「スモールワールズ」は、つい先日発表された第165回直木賞の候補作になった作品です。
この作品は、何人かの作家さんが集まって書いたのではないかと思うほど、それぞれの趣が違う6編の短編集です。
共通して言えるのは、趣が違いながらも、それぞれに問題を抱えた家族をテーマに描いているということでしょうか。
さらに、別々のテーマではあるけれど、匂わせる程度にストーリーがつながっていて、小説の世界が共有されていることを感じます。
1章 ネオンテトラ
子供ができずに悩むアラフォーの女性と、酔っぱらうと暴力をふるう父親を避けてコンビニのイートインスペースで父親が寝るまで時間をつぶして過ごす男子中学生の交流を描いた静かに淡々と進行する印象の物語です。
心の空白を埋めるために女性が飼い始めた観賞魚のネオンテトラがこの物語の象徴になっています。
2章 魔王の帰還
全体的に静かな印象の1章とは打って変わって、つらいテーマなのにコメディータッチでとても明るい雰囲気の話で、僕はこの2章の物語が一番好きです。
総合格闘技からスカウトされるほど大柄で、豪快な性格だけど出戻りで実家に帰ってきた姉と、ある事情で転校を余儀なくされた高校生の弟のドタバタ喜劇のような物語ですが、姉にもある秘密が。ラストはとても泣けました。
3章 ピクニック
おばあちゃんと娘夫婦と孫、娘の夫の両親が仲良くピクニックに。
しかしそこに至るまでにはある大変な過去乗り越えてきたという激動の過去が。
謎の誰かの語りで物語が展開していきますが、ラストで語っている人物が誰なのか解った時、ゾワっと鳥肌が立つホラーのような物語です。
4章 花うた
刑務所にいる加害者と殺された被害者の妹との往復書簡だけで物語が展開していくというお話です。
手紙のやり取りだけで話が進んでいくので、こちらも他の章とは全く別の作家が書いたのではと思える作風で、すごいなと感じました。
5章 愛を適量
妻と離婚して以来15年も会っていなかった娘が、男性の姿になって父親の前に現れるという、これまたほかの話とは全く違うストーリーです。
過去の失敗のショックから立ち直れず怠惰に過ごしてきた50代の男と、トランスジェンダーの問題で悩む娘が15年ぶりに突然同居することになったらどうなるのかという、どうしたらこんなストーリーを思いつくのだろうと尊敬してしまいました。
6章 式日
高校時代の先輩と後輩(定時制と全日制ではあるが)が後輩の父親の葬式で久しぶりに再会し、お互いをどう見ていたかを語り合う物語で、一見、男同士の友情を確かめ合う心温まるストーリーのように展開しますが、なかなか名前が明かされない後輩が誰なのか、物語の後半に判明したときは、そこに繋がっていたのか!と本を最初から読み返してしまいました。

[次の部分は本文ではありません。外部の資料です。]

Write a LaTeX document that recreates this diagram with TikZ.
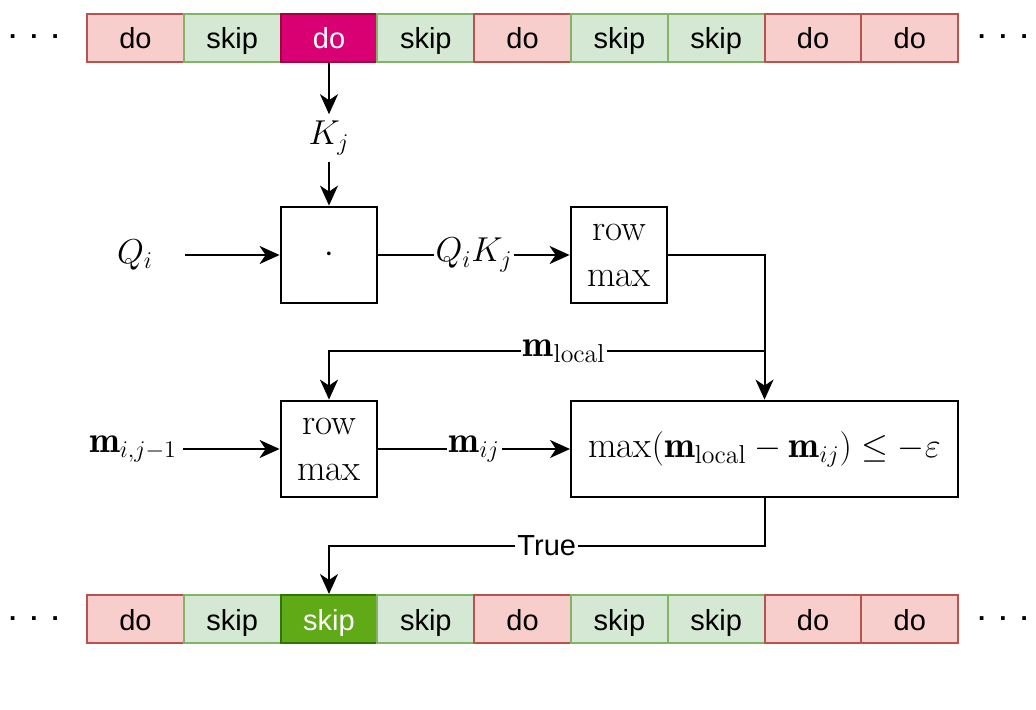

この「スモールワールズ」は第165回直木賞の候補作ですが、SNSでの読んだ人の感想を見てみると、直木賞候補作というよりは本屋大賞候補作では?という意見がいくつか見られました。
確かに昨年本屋大賞を受賞した凪良ゆうさんや、今年の町田そのこさんに通ずるものを感じますし、これだけ趣が違う物語を6つも書くのはすごい才能だなと思いました。
いずれは本屋大賞にノミネートされる作品を出してくれるのではないかと期待しています。